Nearly one million acres of oil and gas leases in New Mexico sold for $2 per acre or less
DENVER— The Wilderness Society and the Center for Western Priorities released new geospatial analysis today, offering a data-driven look at low-cost oil and gas leasing on public lands in the West. The story map, America’s Public Lands Giveaway, used a tool developed by The Wilderness Society to map all federal oil and gas leases on public lands, identifying leases sold for bargain prices.
The oil and gas industry currently leases 17.7 million acres of public lands in ten Western states—Arizona, California, Colorado, Idaho, Montana, New Mexico, Nevada, Oregon, Utah, and Wyoming—locking up lands for development and preventing them from being actively managed for conservation and recreation. According to our analysis, 32 percent of all public lands and minerals actively leased for oil and gas were sold for just $2.00 per acre or less—totaling 5.7 million acres. Under current rules, companies can purchase oil and gas leases at auction for the minimum bonus bid of just $2.00 per acre, or can purchase unsold leases noncompetitively by paying the first year’s rent and a small fee.
In New Mexico alone, nearly one million acres of active leases were purchased at auction for the minimum bid or noncompetitively.

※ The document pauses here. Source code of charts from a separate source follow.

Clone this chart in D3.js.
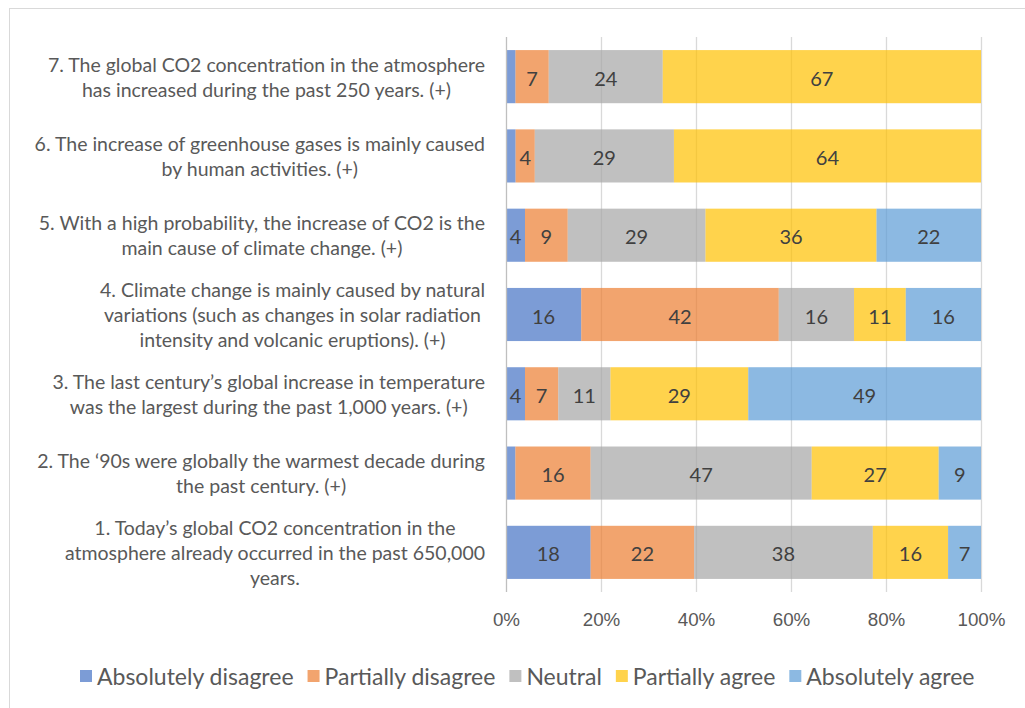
<!DOCTYPE html>
<html>
<head>
<meta charset="utf-8">
<script src="https://cdn.jsdelivr.net/npm/d3@7"></script>
<style>
  body { margin: 0; background: #fff; }
  svg { display: block; font-family: Lato, "Open Sans", sans-serif; }
  .catLabel { fill: #595959; font-size: 19.5px; }
  .valLabel { fill: #404040; font-size: 20px; }
  .tick text { fill: #595959; font-size: 18.8px; }
  .legendTxt { fill: #595959; font-size: 23px; }
</style>
</head>
<body>
<div id="chart"></div>
<script>
// statements, top to bottom as drawn
var categories = [
  "7. The global CO2 concentration in the atmosphere|has increased during the past 250 years. (+)",
  "6. The increase of greenhouse gases is mainly caused|by human activities. (+)",
  "5. With a high probability, the increase of CO2 is the|main cause of climate change. (+)",
  "4. Climate change is mainly caused by natural|variations (such as changes in solar radiation|intensity and volcanic eruptions). (+)",
  "3. The last century\u2019s global increase in temperature|was the largest during the past 1,000 years. (+)",
  "2. The \u201890s were globally the warmest decade during|the past century. (+)",
  "1. Today\u2019s global CO2 concentration in the|atmosphere already occurred in the past 650,000|years."
];
var seriesNames = ["Absolutely disagree", "Partially disagree", "Neutral", "Partially agree", "Absolutely agree"];
var seriesColors = ["#4472C4", "#ED7D31", "#A5A5A5", "#FFC000", "#5B9BD5"];

var absolutelyDisagree = [2, 2, 4, 16, 4, 2, 18];
var partiallyDisagree  = [7, 4, 9, 42, 7, 16, 22];
var neutral            = [24, 29, 29, 16, 11, 47, 38];
var partiallyAgree     = [67, 64, 36, 11, 29, 27, 16];
var absolutelyAgree    = [0, 0, 22, 16, 49, 9, 7];

var xTicks = [0, 0.2, 0.4, 0.6, 0.8, 1];

(function () {
  'use strict'

  var W = 1025, H = 708;
  var margin = {top: 37, left: 506, right: 44, bottom: 116};
  var width = W - margin.left - margin.right,
      height = H - margin.top - margin.bottom;

  var seriesData = [absolutelyDisagree, partiallyDisagree, neutral, partiallyAgree, absolutelyAgree];
  var rows = categories.map(function (c, i) {
    var r = {cat: c};
    seriesNames.forEach(function (s, k) { r[s] = seriesData[k][i]; });
    return r;
  });

  var stacked = d3.stack().keys(seriesNames).offset(d3.stackOffsetExpand)(rows);

  var svg = d3.select("#chart").append("svg")
    .attr("width", W).attr("height", H);

  // chart frame
  svg.append("rect")
    .attr("x", 9.5).attr("y", 8.5)
    .attr("width", W + 20).attr("height", H + 20)
    .attr("fill", "none").attr("stroke", "#d9d9d9");

  var g = svg.append("g").attr("transform", "translate(" + margin.left + "," + margin.top + ")");

  var x = d3.scaleLinear().domain([0, 1]).range([0, width]);
  var y = d3.scaleBand().domain(categories).range([0, height]).paddingInner(0.33).paddingOuter(0.165);
  var color = d3.scaleOrdinal().domain(seriesNames).range(seriesColors);

  // gridlines
  g.append("g").selectAll("line")
    .data(xTicks.slice(1))
    .enter().append("line")
    .attr("x1", function (d) { return Math.round(x(d)) + 0.5; })
    .attr("x2", function (d) { return Math.round(x(d)) + 0.5; })
    .attr("y1", 0).attr("y2", height)
    .attr("stroke", "#d9d9d9").attr("stroke-width", 1.3);

  // bars
  var layer = g.selectAll(".layer")
    .data(stacked)
    .enter().append("g")
    .attr("class", "layer")
    .attr("fill", function (d) { return color(d.key); })
    .attr("fill-opacity", 0.7);

  layer.selectAll("rect")
    .data(function (d) { return d; })
    .enter().append("rect")
    .attr("x", function (d) { return x(d[0]); })
    .attr("width", function (d) { return x(d[1]) - x(d[0]); })
    .attr("y", function (d) { return y(d.data.cat); })
    .attr("height", y.bandwidth());

  // value labels (small ones are not shown in the original)
  stacked.forEach(function (s) {
    g.append("g").selectAll("text")
      .data(s.filter(function (d) { return d.data[s.key] >= 3; }))
      .enter().append("text")
      .attr("class", "valLabel")
      .attr("text-anchor", "middle")
      .attr("dominant-baseline", "central")
      .attr("x", function (d) { return x((d[0] + d[1]) / 2); })
      .attr("y", function (d) { return y(d.data.cat) + y.bandwidth() / 2 + 1; })
      .text(function (d) { return d.data[s.key]; });
  });

  // vertical axis line
  g.append("line")
    .attr("x1", 0.5).attr("x2", 0.5).attr("y1", 0).attr("y2", height)
    .attr("stroke", "#bfbfbf").attr("stroke-width", 1.3);

  // x axis
  var xAxis = g.append("g")
    .attr("transform", "translate(0," + height + ")")
    .call(d3.axisBottom(x).tickValues(xTicks).tickFormat(d3.format(".0%")).tickSize(0).tickPadding(21));
  xAxis.select(".domain").remove();

  // category labels, wrapped lines centred over their widest line
  var labelRight = margin.left - 21;
  categories.forEach(function (c) {
    var lines = c.split("|");
    var lg = svg.append("g");
    var lh = 25;
    var cy = margin.top + y(c) + y.bandwidth() / 2;
    var t = lg.selectAll("text").data(lines).enter().append("text")
      .attr("class", "catLabel")
      .attr("text-anchor", "middle")
      .attr("dominant-baseline", "central")
      .attr("y", function (d, i) { return cy + (i - (lines.length - 1) / 2) * lh; })
      .text(function (d) { return d; });
    var maxW = 0;
    t.each(function () { maxW = Math.max(maxW, this.getComputedTextLength()); });
    t.attr("x", labelRight - maxW / 2);
  });

  // legend
  var legend = svg.append("g").attr("transform", "translate(0,676)");
  var lx = 80;
  seriesNames.forEach(function (s) {
    legend.append("rect")
      .attr("x", lx).attr("y", -6).attr("width", 12).attr("height", 12)
      .attr("fill", color(s)).attr("fill-opacity", 0.7);
    var tx = legend.append("text")
      .attr("class", "legendTxt")
      .attr("x", lx + 17).attr("y", 0)
      .attr("dominant-baseline", "central")
      .text(s);
    lx = lx + 17 + tx.node().getComputedTextLength() + 14;
  });
})()
</script>
</body>
</html>
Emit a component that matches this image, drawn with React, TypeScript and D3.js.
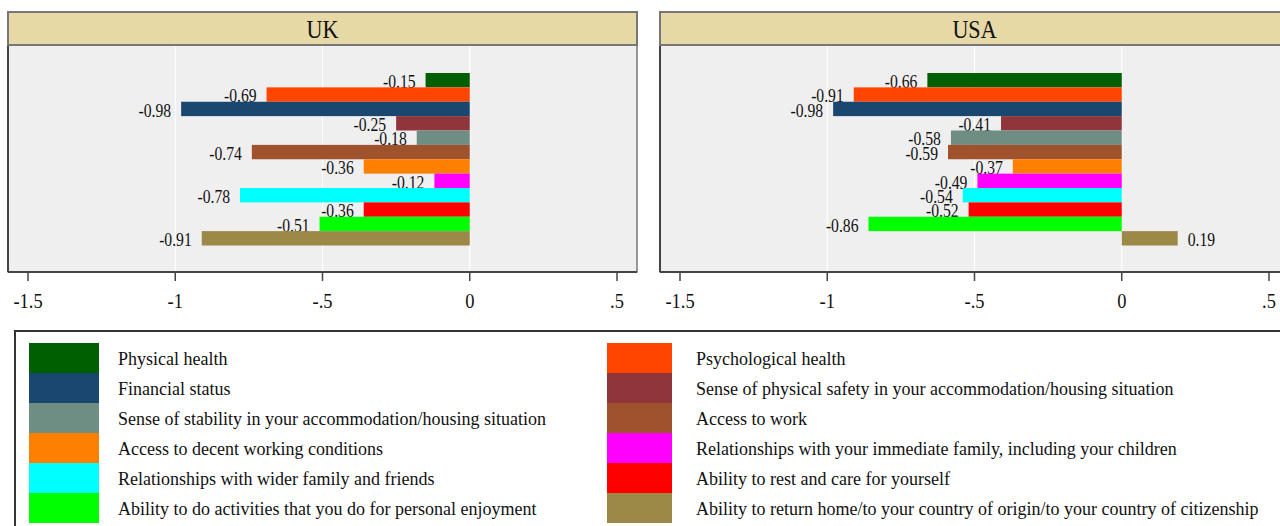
import React from "react";
import * as d3 from "d3";

const categories = [
  "Physical health",
  "Psychological health",
  "Financial status",
  "Sense of physical safety in your accommodation/housing situation",
  "Sense of stability in your accommodation/housing situation",
  "Access to work",
  "Access to decent working conditions",
  "Relationships with your immediate family, including your children",
  "Relationships with wider family and friends",
  "Ability to rest and care for yourself",
  "Ability to do activities that you do for personal enjoyment",
  "Ability to return home/to your country of origin/to your country of citizenship",
];

const colors = [
  "#005f00",
  "#ff4500",
  "#1a476f",
  "#90353b",
  "#6e8e84",
  "#a0522d",
  "#ff7f00",
  "#ff00ff",
  "#00ffff",
  "#ff0000",
  "#00ff00",
  "#9c8847",
];

const ukValues = [-0.15, -0.69, -0.98, -0.25, -0.18, -0.74, -0.36, -0.12, -0.78, -0.36, -0.51, -0.91];
const usaValues = [-0.66, -0.91, -0.98, -0.41, -0.58, -0.59, -0.37, -0.49, -0.54, -0.52, -0.86, 0.19];

const panels = [
  { title: "UK", values: ukValues },
  { title: "USA", values: usaValues },
];

const tickValues = [-1.5, -1, -0.5, 0, 0.5];
const tickLabels = ["-1.5", "-1", "-.5", "0", ".5"];
const gridValues = [-1, -0.5, 0];

const SERIF = "Liberation Serif, Times New Roman, Times, serif";

function SText({ x, y, size, sx = 1, anchor = "start", children, fill = "#111" }: any) {
  return (
    <text
      transform={`translate(${x},${y}) scale(${sx},1)`}
      style={{ fontFamily: SERIF, fontSize: size }}
      textAnchor={anchor}
      fill={fill}
    >
      {children}
    </text>
  );
}

function Panel({ title, values, left }: { title: string; values: number[]; left: number }) {
  const width = 629;
  const stripTop = 12;
  const stripBottom = 45;
  const plotBottom = 272;
  const x = d3.scaleLinear().domain([-1.5, 0.5]).range([left + 20, left + width - 20]);
  const y = d3
    .scaleBand<number>()
    .domain(d3.range(values.length))
    .range([73, 245.5])
    .paddingInner(0)
    .paddingOuter(0);
  const fmt = (v: number) => d3.format(".2f")(v).replace("\u2212", "-");
  return (
    <g>
      <rect x={left} y={stripBottom} width={width} height={plotBottom - stripBottom} fill="#efefef" />
      {gridValues.map((g) => (
        <line key={g} x1={x(g)} x2={x(g)} y1={stripBottom} y2={plotBottom} stroke="#ffffff" strokeWidth={1.2} />
      ))}
      {values.map((v, i) => {
        const x0 = x(Math.min(0, v));
        const x1 = x(Math.max(0, v));
        const yy = y(i)!;
        const h = y.bandwidth();
        return (
          <g key={i}>
            <rect x={x0} y={yy} width={x1 - x0} height={h} fill={colors[i]} />
            <SText
              x={v < 0 ? x0 - 10 : x1 + 10}
              y={yy + h + 0.5}
              size={18}
              sx={0.87}
              anchor={v < 0 ? "end" : "start"}
            >
              {fmt(v)}
            </SText>
          </g>
        );
      })}
      <rect x={left} y={stripBottom} width={width} height={plotBottom - stripBottom} fill="none" stroke="#555" strokeWidth={1.2} />
      <line x1={left} x2={left} y1={stripBottom} y2={plotBottom} stroke="#444" strokeWidth={2} />
      <line x1={left} x2={left + width} y1={plotBottom} y2={plotBottom} stroke="#444" strokeWidth={2} />
      <rect x={left} y={stripTop} width={width} height={stripBottom - stripTop} fill="#e6d9a6" stroke="#777" strokeWidth={2} />
      <SText x={left + width / 2} y={38} size={26} sx={0.85} anchor="middle">
        {title}
      </SText>
      {tickValues.map((t, i) => (
        <g key={t}>
          <line x1={x(t)} x2={x(t)} y1={plotBottom} y2={plotBottom + 9} stroke="#444" strokeWidth={1.5} />
          <SText x={x(t)} y={308} size={21} sx={0.88} anchor="middle">
            {tickLabels[i]}
          </SText>
        </g>
      ))}
    </g>
  );
}

function Legend() {
  const boxX = 15;
  const boxY = 331;
  const rowTop = 343;
  const rowH = 30;
  const cols = [
    { sw: 29, swW: 70, tx: 118 },
    { sw: 607, swW: 65, tx: 696 },
  ];
  return (
    <g>
      <rect x={boxX} y={boxY} width={1300} height={220} fill="#ffffff" stroke="#333" strokeWidth={2} />
      {categories.map((c, i) => {
        const col = cols[i % 2];
        const row = Math.floor(i / 2);
        const top = rowTop + row * rowH;
        return (
          <g key={c}>
            <rect x={col.sw} y={top} width={col.swW} height={rowH} fill={colors[i]} />
            <SText x={col.tx} y={top + rowH / 2 + 6.5} size={18} sx={1}>
              {c}
            </SText>
          </g>
        );
      })}
    </g>
  );
}

export default function App() {
  return (
    <svg
      width={1280}
      height={526}
      viewBox="0 0 1280 526"
      style={{ position: "fixed", left: 0, top: 0, background: "#ffffff" }}
    >
      <rect x={0} y={0} width={1280} height={526} fill="#ffffff" />
      {panels.map((p, i) => (
        <Panel key={p.title} title={p.title} values={p.values} left={i === 0 ? 8 : 660} />
      ))}
      <Legend />
    </svg>
  );
}
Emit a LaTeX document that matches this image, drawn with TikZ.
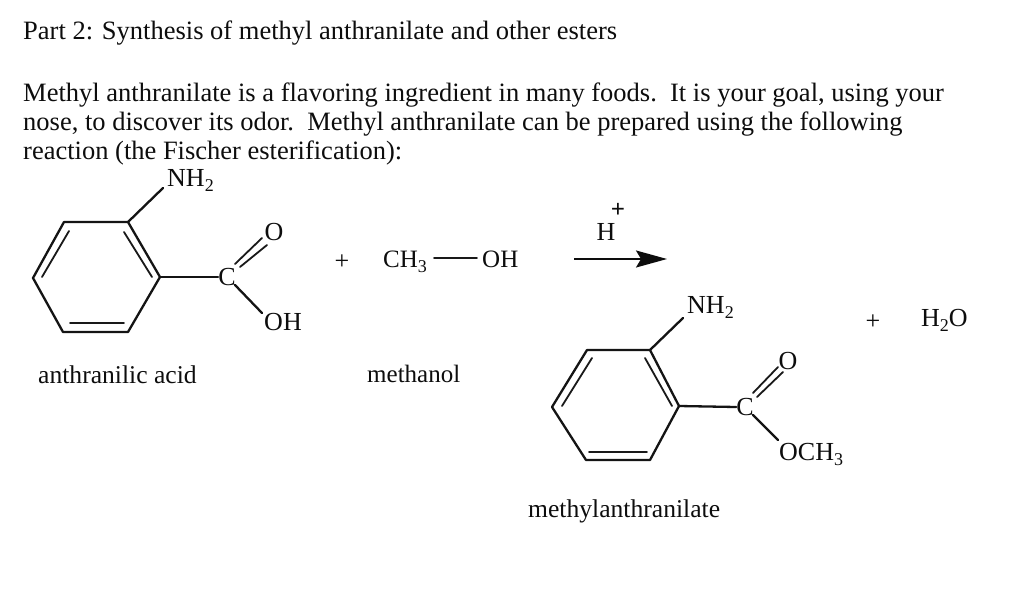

“These maps show how the federal government’s outdated oil and gas leasing process is allowing industry to lock up our lands across the west for just a couple dollars an acre, forsaking valuable conservation and recreation for the public,” said Kim Stevens, campaign manager at The Wilderness Society. “It’s time for Congress to end these outdated policies that put industry ahead of the taxpayers and the future health of the environment.”
“This administration can’t be trusted to protect America’s public lands, waters, and communities from the impacts of oil and gas drilling. The ‘lease everywhere’ approach we’ve seen only helps the former and future oil and gas clients of top Interior Department officials—it’s taxpayers that get shortchanged in this process,” said Center for Western Priorities Executive Director Jennifer Rokala. “For decades, the oil and gas industry has taken advantage of an outdated system tilted in their favor and against taxpayers and other land uses.”
Since Congress updated the leasing process in 1987, 42.1 million acres, or 60 percent of all oil and gas leases issued, have been purchased for the minimum bid or noncompetitively. These low-cost leases incentivize land speculation and are terminated at greater rates than leases purchased for competitive bid prices. Since 1987, 93 percent of leases sold for $2.00 or less have been terminated, while only 79 percent of competitive leases have been terminated. Companies often buy up leases that don’t produce any oil and gas—47 percent of active leased acres are sitting idle, generating only $1.50 per acre for taxpayers annually.
In the last two years, the Trump administration has offered more than 2.1 million acres for oil and gas development that have failed to sell at auction. These leases are currently available for the industry to purchase noncompetitively for just $1.50 per acre. This report provides a number of policy changes Congress can take to modernize and update the century-old leasing system.